B-cell-intrinsic MHCII signaling promotes microbiota diversity

Abstract

Abstract The expression of major histocompatibility complex class II (MHCII) molecules is essential for the formation of germinal centers (GC) in lymphoid follicles, which are the primary sites for the generation of T-cell-dependent (TD) high-affinity antibody responses. Gut peyer's patches (PPs) are the dominant peripheral lymphoid tissues that give rise to TD antibody (primarily immunoglobulin A (IgA)) responses generated against the gut microbiota. While it is anticipated, a requirement of B-cell-intrinsic MHCII expression for GC formation has never been formally described. Additionally, while anti-commensal TD IgA responses have been shown to regulate microbiota composition and function, to what degree B-cell-intrinsic MHCII influences this process is also undefined. Here, we use a RAG1−/− adoptive transfer model, where RAG1−/− mice are either reconstituted with naive CD4+ T cells and MHCII+ B cells or naive CD4+ T cells and MHCII−B cells to address these gaps in our knowledge.
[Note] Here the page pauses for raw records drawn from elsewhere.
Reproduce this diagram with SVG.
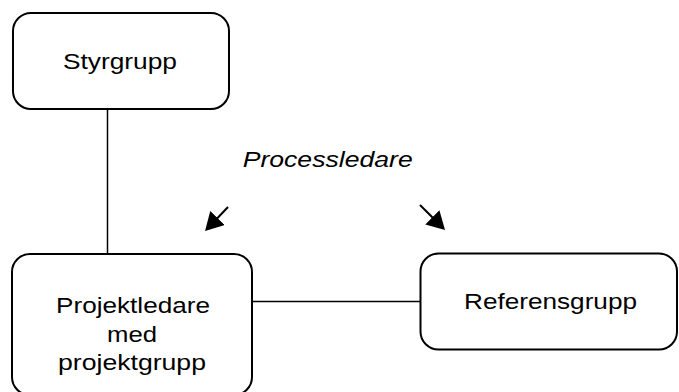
<svg xmlns="http://www.w3.org/2000/svg" width="679" height="392" viewBox="0 0 679 392">
  <style>
    .box { fill: #ffffff; stroke: #000000; stroke-width: 2; }
    .line { fill: none; stroke: #000000; stroke-width: 1.5; }
    .arrow { fill: none; stroke: #000000; stroke-width: 2; marker-end: url(#head); }
    .lbl { font-family: "Liberation Sans", Arial, sans-serif; font-size: 22px; fill: #000000; text-anchor: middle; }
    .it { font-style: italic; }
  </style>
  <defs>
    <marker id="head" markerUnits="userSpaceOnUse" markerWidth="18" markerHeight="20" refX="12" refY="10" orient="auto" viewBox="0 0 18 20">
      <path d="M0,0 L18,10 L0,20 z" fill="#000000"/>
    </marker>
  </defs>
  <rect width="679" height="392" fill="#ffffff"/>
  <g id="connectors">
    <line class="line" x1="107.5" y1="109" x2="107.5" y2="254"/>
    <line class="line" x1="252" y1="301.5" x2="420.5" y2="301.5"/>
    <line class="arrow" x1="228" y1="207" x2="209.2" y2="226.7"/>
    <line class="arrow" x1="420" y1="205" x2="440.8" y2="225.8"/>
  </g>
  <g id="styrgrupp">
    <rect class="box" x="13" y="13" width="216" height="96" rx="18" ry="18"/>
    <text class="lbl" x="120" y="69" textLength="114" lengthAdjust="spacingAndGlyphs">Styrgrupp</text>
  </g>
  <g id="projektledare">
    <rect class="box" x="12" y="254" width="240" height="141" rx="18" ry="18"/>
    <text class="lbl" x="133" y="313" textLength="154" lengthAdjust="spacingAndGlyphs">Projektledare</text>
    <text class="lbl" x="132" y="342" textLength="50" lengthAdjust="spacingAndGlyphs">med</text>
    <text class="lbl" x="132" y="370" textLength="148" lengthAdjust="spacingAndGlyphs">projektgrupp</text>
  </g>
  <g id="referensgrupp">
    <rect class="box" x="420.5" y="253.5" width="256.5" height="96" rx="18" ry="18"/>
    <text class="lbl" x="550.5" y="309" textLength="173" lengthAdjust="spacingAndGlyphs">Referensgrupp</text>
  </g>
  <g id="processledare">
    <text class="lbl it" x="327.7" y="167" textLength="170" lengthAdjust="spacingAndGlyphs">Processledare</text>
  </g>
</svg>
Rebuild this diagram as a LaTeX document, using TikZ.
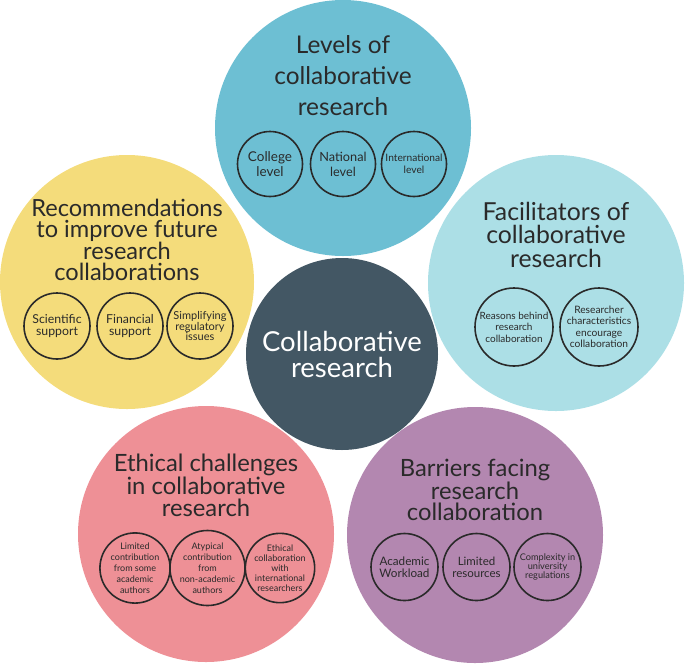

Results from these experiments demonstrate that B-cell-intrinsic MHCII signaling is a strict requirement for GC-TFH cell development. Consequently, B-cell-intrinsic MHCII signaling promotes the generation of high-affinity anti-commensal IgA responses in the gut, which lead to increased species richness within the fecal but not small intestinal microbial community. Collectively, our data suggest that B-cell-intrinsic MHCII signaling is crucial for the generation of high-affinity anti-commensal IgA responses generated against the gut microbiota, and that this response favors a more diverse bacterial community.